What If... Butterfly Wu...


Here are three intriguing "What If" scenarios that I discovered at NewspaperARCHIVE.com. The first two—not surprisingly—never came to pass, and the last thankfully never happened.



'Mary Pickford Of China' Will Star In Six Films
by Louella O. Parsons

LOS ANGELES, July 23, 1931.—The Howard Hughes publicity department didn't have to talk long to convince me that Butterfly Wu, scheduled to make six pictures for Caddo, is a real beauty. I saw so many Orientals in Honolulu who would have photographed like Anna May Wong it's surprising we haven't had more Chinese actresses.

This Butterfly Wu is called the Mary Pickford of China and that, my friends, is the compliments of compliments, for Mary is still queen in these foreign countries. Butterfly Wu will be the star in the six pictures to be filmed in Shanghai in multicolor by Mr. Hughes.

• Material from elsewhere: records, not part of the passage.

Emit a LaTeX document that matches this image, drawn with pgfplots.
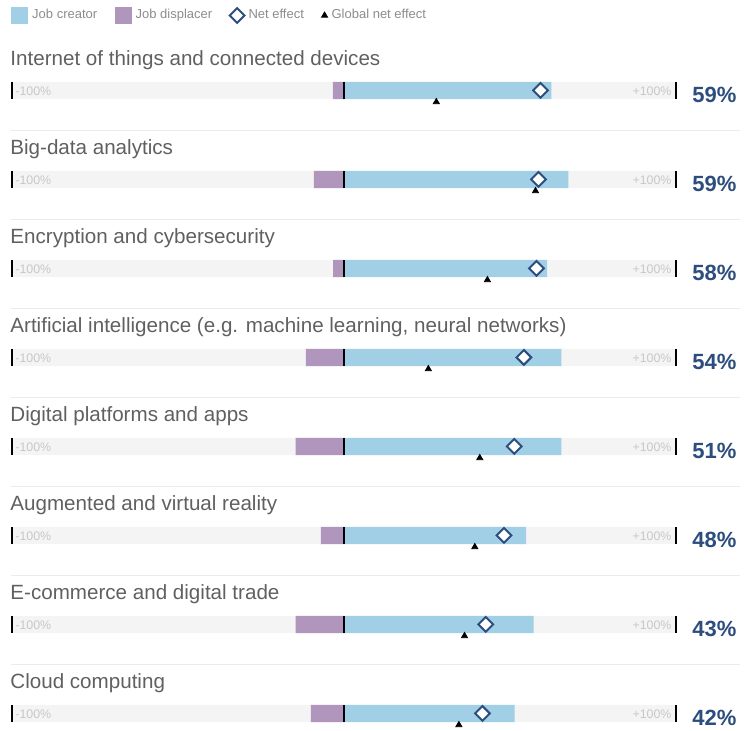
\documentclass[border=0pt]{standalone}
\usepackage{pgfplots}
\pgfplotsset{compat=1.18}
\usepackage{pgfplotstable}
\usepackage{fontspec}
\setmainfont{Liberation Sans}

\definecolor{creatorc}{HTML}{A0CFE6}
\definecolor{displc}{HTML}{B095BD}
\definecolor{bgc}{HTML}{F4F4F4}
\definecolor{netc}{HTML}{2C4D7D}
\definecolor{titlec}{HTML}{606060}
\definecolor{legc}{HTML}{8C8C8C}
\definecolor{endc}{HTML}{C8C8C8}
\definecolor{sepc}{HTML}{EBEBEB}

% net effect of each technology, in %
\pgfplotstableread{
row disp creator net global
1  -3.3  62.6  59.3  27.9
2  -9.0  67.7  58.7  57.8
3  -3.2  61.3  58.1  43.3
4  -11.4 65.6  54.3  25.5
5  -14.5 65.6  51.4  41.0
6  -6.9  55.0  48.3  39.5
7  -14.5 57.2  42.8  36.4
8  -9.9  51.5  41.8  34.7
}\datatable

\tikzset{
  netmark/.style={only marks, mark=square*, mark size=2.6pt,
    mark options={rotate=45, fill=white, draw=netc, line width=1pt}},
  globmark/.style={only marks, mark=triangle*, mark size=1.75pt,
    mark options={fill=black, draw=black}},
}

\begin{document}
\begin{tikzpicture}
\begin{axis}[
  scale only axis, width=376.5pt, height=365.5pt,
  xmin=-103.62, xmax=123.36, ymin=-0.0157, ymax=8.1978,
  y dir=reverse, axis lines=none, clip=false,
  legend columns=-1,
  legend style={at={(0.0146,0.9788)}, anchor=west, draw=none, fill=none,
    inner sep=0pt, font=\fontsize{6.5}{7}\selectfont, text=legc,
    nodes={inner xsep=2pt, inner ysep=0pt},
    /tikz/every even column/.append style={column sep=6.8pt}},
  legend cell align=left]

% keep the whole canvas as the bounding box
\path (rel axis cs:0,0) rectangle (rel axis cs:1,1);

% grey background track
\addplot[xbar, bar width=0.194, bar shift=0pt, fill=bgc, draw=none, forget plot]
  coordinates {(100,1)(100,2)(100,3)(100,4)(100,5)(100,6)(100,7)(100,8)};
\addplot[xbar, bar width=0.194, bar shift=0pt, fill=bgc, draw=none, forget plot]
  coordinates {(-100,1)(-100,2)(-100,3)(-100,4)(-100,5)(-100,6)(-100,7)(-100,8)};

\addplot[xbar, bar width=0.194, bar shift=0pt, fill=creatorc, draw=none,
  legend image code/.code={\fill[creatorc] (0pt,-4.2pt) rectangle (8.4pt,4.2pt);}]
  table[x=creator, y=row] {\datatable};
\addlegendentry{Job creator}
\addplot[xbar, bar width=0.194, bar shift=0pt, fill=displc, draw=none,
  legend image code/.code={\fill[displc] (0pt,-4.2pt) rectangle (8.4pt,4.2pt);}]
  table[x=disp, y=row] {\datatable};
\addlegendentry{Job displacer}

\pgfplotsinvokeforeach{1,...,8}{
  \draw[line width=1pt] (axis cs:0,#1-0.097) -- (axis cs:0,#1+0.097);
  \draw[line width=1pt] (axis cs:-100,#1-0.097) -- (axis cs:-100,#1+0.097);
  \draw[line width=1pt] (axis cs:100,#1-0.097) -- (axis cs:100,#1+0.097);
  \node[anchor=west, inner sep=0pt, text=endc, font=\fontsize{6.2}{7}\selectfont]
    at (axis cs:-99.1,#1+0.01) {-100\%};
  \node[anchor=east, inner sep=0pt, text=endc, font=\fontsize{6.2}{7}\selectfont]
    at (axis cs:98.9,#1+0.01) {+100\%};
}
\pgfplotsinvokeforeach{1,...,7}{
  \draw[sepc, line width=0.5pt] (axis cs:-100.3,#1+0.449) -- (axis cs:119.4,#1+0.449);
}

\addplot[only marks, mark=square*, mark size=2.6pt,
  mark options={rotate=45, fill=white, draw=netc, line width=1pt},
  legend image code/.code={\draw[netmark] plot coordinates {(4.5pt,0pt)};}]
  table[x=net, y=row] {\datatable};
\addlegendentry{Net effect}
\addplot[only marks, mark=triangle*, mark size=1.75pt,
  mark options={fill=black, draw=black},
  legend image code/.code={\draw[globmark] plot coordinates {(2pt,0pt)};}]
  table[x=global, y expr=\thisrow{row}+0.13] {\datatable};
\addlegendentry{Global net effect}

% row titles
\begin{scope}[every node/.style={anchor=base west, inner sep=0pt, text=titlec,
    font=\fontsize{10.3}{12}\selectfont}]
\node at (axis cs:-100.6,1-0.279) {Internet of things and connected devices};
\node at (axis cs:-100.6,2-0.279) {Big-data analytics};
\node at (axis cs:-100.6,3-0.279) {Encryption and cybersecurity};
\node at (axis cs:-100.6,4-0.279) {Artificial intelligence (e.g. machine learning, neural networks)};
\node at (axis cs:-100.6,5-0.279) {Digital platforms and apps};
\node at (axis cs:-100.6,6-0.279) {Augmented and virtual reality};
\node at (axis cs:-100.6,7-0.279) {E-commerce and digital trade};
\node at (axis cs:-100.6,8-0.279) {Cloud computing};
\end{scope}

% net effect values
\begin{scope}[every node/.style={anchor=base west, inner sep=0pt, text=netc,
    font=\fontsize{11}{12}\selectfont\bfseries}]
\node at (axis cs:104.97,1+0.133) {59\%};
\node at (axis cs:104.97,2+0.133) {59\%};
\node at (axis cs:104.97,3+0.133) {58\%};
\node at (axis cs:104.97,4+0.133) {54\%};
\node at (axis cs:104.97,5+0.133) {51\%};
\node at (axis cs:104.97,6+0.133) {48\%};
\node at (axis cs:104.97,7+0.133) {43\%};
\node at (axis cs:104.97,8+0.133) {42\%};
\end{scope}
\end{axis}
\end{tikzpicture}
\end{document}
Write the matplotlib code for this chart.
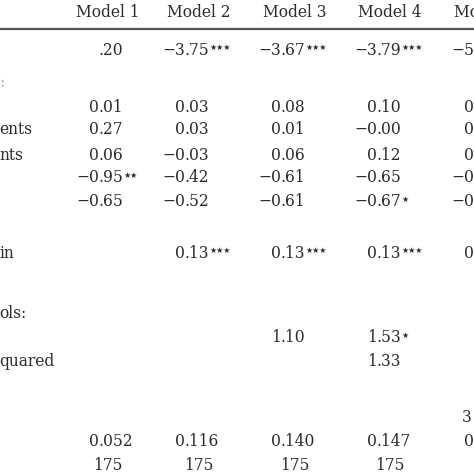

While I suppose the appeal of these foreign made films will be greater in the Orient than in America, we shall probably see them for they are to be released for world-wide circulation.



China's Garbo Is to Play Character in Good Earth
Butterfly Wu Is to Be Brought to Hollywood
Role in M-G-M Production of Buck's Novel

By Jerry Hoffman

LOS ANGELES, June 10, 1934.—Even China has its Garbo. Her name is Butterfly Wu and she is to come here and play the role of "O-lan" in Pearl Bucks' "Good Earth" for Metro-Goldwyn-Mayer. This means all the talk about Helen Hayes and other American actresses is ended. Irving Thalberg has decided upon a daring experiment.

An all-Chinese cast is to play the characters of "Good Earth". Anna May Wong may be the only English speaking actress among them. Another also may be Su-Yong, a Chinese star given a film test in Honolulu by Cecil De Mille and seen by Thalberg this week. The young producer is seriously considering a daring experiment for the first time in any American made movie. Since all the players speak only Chinese, the foreign method of superimposing English titles, taken from dialogue written by Frances Marion, will be used. George Hill will direct.



Chinese Cinema Queen Reported Hongkong Victim

CHUNGKING, CHINA, Jan. 15, 1942.—Butterfly Wu, movie queen of China, was killed by shrapnel during the siege of Hongkong, press reports said tonight.

Butterfly Wu was a beauty with brains, a romantic figure whose name had been linked with warlords, government officials, rich men, poor men, business men and actors.

When the Japanese took Manchuria in 1931, some persons blamed her, because Manchuria's overlord, the young Marshal Chang Hsueh-Liang, was being seen frequently in her company in Peiping, and wasn't in Mukden when the crisis came.

Butterfly fluttered quickly back into popularity, however, and for years tales of her "new romances" were staples of the sensational press.

In 1935 she made a triumphal tour of Russia at the soviet government's invitation, and went on to visit most of the capitals of Europe.

In 1936 she was married to Eugene Penn, a Chinese agent for a German commercial firm, in the Anglican Church in Shanghai.

She continued with her movie career, and out of her record salary of $300 a month even financed some of her own productions.